## [RECORDS FOR THE TASK]
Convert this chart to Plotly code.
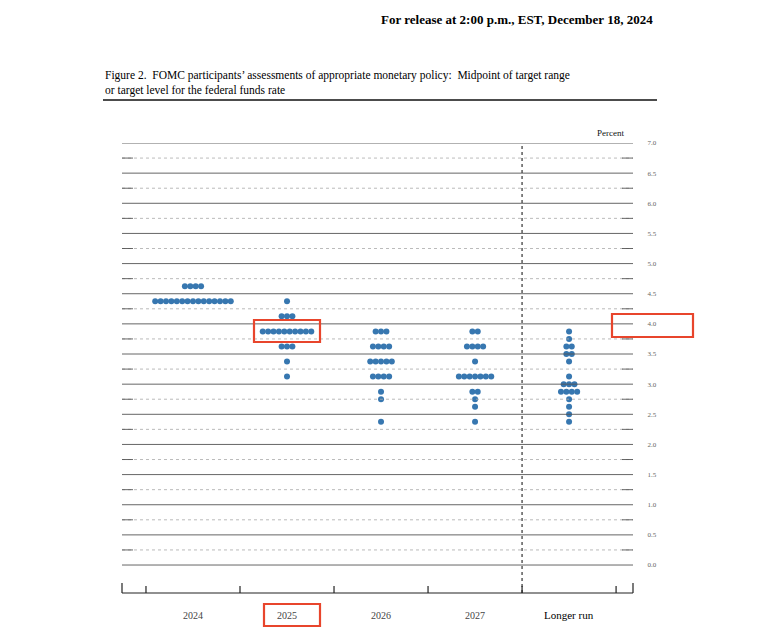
import plotly.graph_objects as go

# FOMC dot plot, December 2024
columns = ['2024', '2025', '2026', '2027', 'Longer run']
rates_2024 = [4.625, 4.375]
counts_2024 = [4, 15]
rates_2025 = [4.375, 4.125, 3.875, 3.625, 3.375, 3.125]
counts_2025 = [1, 3, 10, 3, 1, 1]
rates_2026 = [3.875, 3.625, 3.375, 3.125, 2.875, 2.75, 2.375]
counts_2026 = [3, 4, 5, 4, 1, 1, 1]
rates_2027 = [3.875, 3.625, 3.375, 3.125, 2.875, 2.75, 2.625, 2.375]
counts_2027 = [2, 4, 1, 7, 2, 1, 1, 1]
rates_lr = [3.875, 3.75, 3.625, 3.5, 3.375, 3.125, 3.0, 2.875, 2.75, 2.625, 2.5, 2.375]
counts_lr = [1, 1, 2, 2, 1, 1, 3, 4, 1, 1, 1, 1]
ytick_vals = [i * 0.5 for i in range(15)]

OFF = 8  # page body margin
W, H = 768 - OFF, 640 - OFF
L, R, T, B = 122, 633, 143, 593  # plot area in screen pixels
X0, X1 = 0.245, 5.68
Y0, Y1 = -0.464, 7.0
step = 0.0574  # horizontal spacing between dots in x units

xs, ys = [], []
all_data = [(rates_2024, counts_2024), (rates_2025, counts_2025), (rates_2026, counts_2026),
            (rates_2027, counts_2027), (rates_lr, counts_lr)]
for ci, (rates, counts) in enumerate(all_data):
    for r, n in zip(rates, counts):
        for k in range(n):
            xs.append(ci + 1 + (k - (n - 1) / 2) * step)
            ys.append(r)

fig = go.Figure()
fig.add_trace(go.Scatter(x=xs, y=ys, mode='markers', cliponaxis=False,
                         marker=dict(size=6, color='#3777b0'), hoverinfo='skip'))

serif = 'Liberation Serif'
shapes = []
grey = '#555'
ends = (0.0215 * (X1 - X0))
for i in range(29):
    v = i * 0.25
    if i % 2 == 0:
        shapes.append(dict(type='line', xref='x', yref='y', x0=X0, x1=X1, y0=v, y1=v,
                           line=dict(color=grey, width=0.9)))
    else:
        shapes.append(dict(type='line', xref='x', yref='y', x0=X0, x1=X1, y0=v, y1=v,
                           line=dict(color='#aaa', width=0.8, dash='dot')))
        for a in (X0, X1 - ends):
            shapes.append(dict(type='line', xref='x', yref='y', x0=a, x1=a + ends, y0=v, y1=v,
                               line=dict(color=grey, width=0.9)))
# separator before longer run
shapes.append(dict(type='line', xref='x', yref='paper', x0=4.5, x1=4.5, y0=0, y1=1,
                   line=dict(color='#333', width=1.2, dash='dot')))
# bottom axis with end ticks
shapes.append(dict(type='line', xref='paper', yref='paper', x0=0, x1=1, y0=0, y1=0,
                   line=dict(color='#222', width=1.2)))
for xp in (0, 1):
    shapes.append(dict(type='line', xref='paper', yref='paper', x0=xp, x1=xp, y0=0, y1=10 / (B - T),
                       line=dict(color='#222', width=1.2)))
for xv in (0.5, 1.5, 2.5, 3.5, 4.5, 5.5):
    shapes.append(dict(type='line', xref='x', yref='paper', x0=xv, x1=xv, y0=0, y1=7 / (B - T),
                       line=dict(color='#222', width=1.2)))


def px(x):
    return (x - L) / (R - L)


def py(y):
    return (B - y) / (B - T)


# red highlight boxes
for (a, b, c, d) in [(254, 320, 320, 342), (612, 693, 314, 337), (264, 320, 604, 626)]:
    shapes.append(dict(type='rect', xref='paper', yref='paper', x0=px(a), x1=px(b), y0=py(d), y1=py(c),
                       line=dict(color='#e8452c', width=2.2)))
# rule under title
shapes.append(dict(type='line', xref='paper', yref='paper', x0=px(103), x1=px(657), y0=py(100), y1=py(100),
                   line=dict(color='#111', width=1.5)))

annotations = []
for i, c in enumerate(columns):
    annotations.append(dict(x=i + 1, y=py(615), xref='x', yref='paper', yanchor='middle', text=c,
                            showarrow=False,
                            font=dict(family=serif, size=10 if i < 4 else 11,
                                      color='#444' if i < 4 else '#000')))
annotations.append(dict(x=px(626), y=py(133), xref='paper', yref='paper', yanchor='middle', text='Percent',
                        showarrow=False, font=dict(family=serif, size=9, color='#111')))
annotations.append(dict(x=px(655), y=py(20), xref='paper', yref='paper', xanchor='right', yanchor='middle',
                        showarrow=False,
                        text='<b>For release at 2:00 p.m., EST, December 18, 2024</b>',
                        font=dict(family=serif, size=13, color='#000')))
annotations.append(dict(x=px(103), y=py(67), xref='paper', yref='paper', xanchor='left', yanchor='top',
                        align='left', showarrow=False,
                        text="Figure 2.  FOMC participants’ assessments of appropriate monetary policy:  Midpoint of target range<br>or target level for the federal funds rate",
                        font=dict(family=serif, size=11.5, color='#000')))

fig.update_layout(
    width=W, height=H, plot_bgcolor='white', paper_bgcolor='white', showlegend=False,
    margin=dict(l=L - OFF, r=768 - R, t=T - OFF, b=640 - B),
    xaxis=dict(range=[X0, X1], showgrid=False, zeroline=False, showticklabels=False, ticks=''),
    yaxis=dict(range=[Y0, Y1], side='right', showgrid=False, zeroline=False,
               tickvals=ytick_vals, ticktext=['%.1f' % v for v in ytick_vals],
               ticks='outside', ticklen=12, tickcolor='rgba(0,0,0,0)',
               tickfont=dict(family=serif, size=7, color='#666')),
    shapes=shapes, annotations=annotations,
)
fig.write_html('out.html')
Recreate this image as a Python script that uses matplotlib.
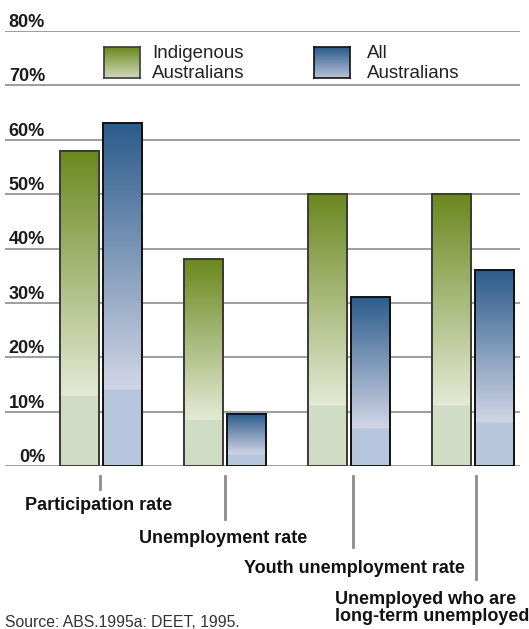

## [TASK]
Identify the lines of the data that contain the word "this". Copy each of them.

## [OUTPUT BELOW]
Convert this chart to Plotly code.
Recreate this image as a Python script that uses matplotlib.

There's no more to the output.